Sunday, September 25, 2005

Writings on the wall

A band, two sailors from the Faroe Islands, about twenty-five average students and fifteen litres of wine. This appears to be the recipe for a decent nachspiel.

The birthday wall of fame from Friday was improved upon, and the last human specimen left the scene around 7AM. Thanks for all vulgarities, compliments, aphorisms, German quotes and unsubstantiated allegations.

Friday, September 23, 2005

Growin' up

Saying no to beer is not one of my virtues. Somehow I managed to do just that yesterday. So today I've had eight hours of sleep, the mind is clear, the sun is shining and there's literally not too many clouds on the horizon.

I'm celebrating one of my birthdays tonight, so the prospects for this Friday are better than in weeks. A quick board meeting, a small trip to town and a proper dinner for once seems like a doable schedule. Student life isn't so bad, after all.
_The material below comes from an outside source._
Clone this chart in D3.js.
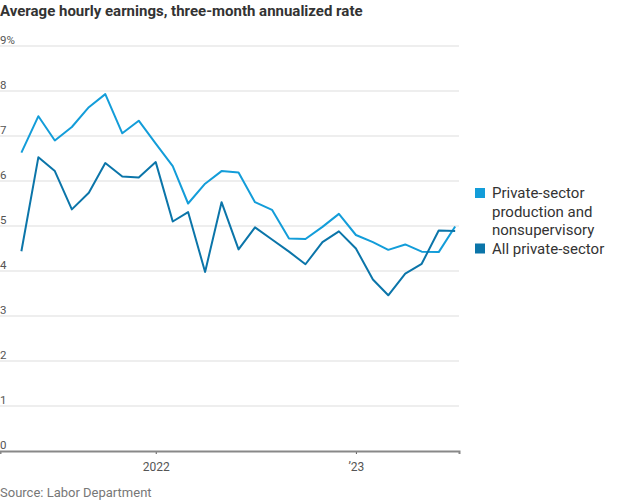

Monday, September 19, 2005

The Times is a-changing

I love the New York Times. Not because of its brilliant and professional news stories, but because the paper's op-ed section is among the finest in the world.

The disappointment was huge when I realised today that I now have to pay for the cold insights of Tom Friedman, the always enlightening analyses by right-winger David Brooks and the biting sarcasm of Maureen Dowd. The Times now charges online readers 50 annual dollars for its op-ed pieces and other services.

The sum seems small, but in the Internet jungle of opinions the NY Times's columns are not worth paying for. Since the US is the bellwether for the western world, we'll just have to hope that the trend doesn't spread too soon and too extensively to Norway.

Sunday, September 18, 2005

Don't mention the war

Being abroad clears up the mind and invigorates the spirit. And it was comforting to see that even the German trains don't run on time.

But the disappointment upon arriving in the former Western German capital of Bonn was still the most overwhelming impression from my latest journey: an anonymous train station, no shopping street and the sense that you were in a village more than a city.

A German soon explained the mystery for the unhistorical Norwegian: When Germany was forcibly split by the Allies and the Soviets into east and west after the Second World War, some (French?) voices in the former bloc thought that a sentralised and strong Germany had proved not to be a very good idea. At least not for its neighbours. So administration didn't end up in Berlin or Frankfurt, but in Bonn. When the capital was moved back to Berlin after reunification, government, embassies and commercial life also left the city in the Rhine valley.

When I got around to seeing the city a bit, Bonn wasn't actually that bad. Beer was cheap and tasty, the disco I visited didn't play too loud, and the the city isn't in Eastern Germany. The kebab I had on my way home from town to my youth hostel was also terrific. As for the elections, it could seem that the Christian Democrats'll win. We'll see tomorrow morning.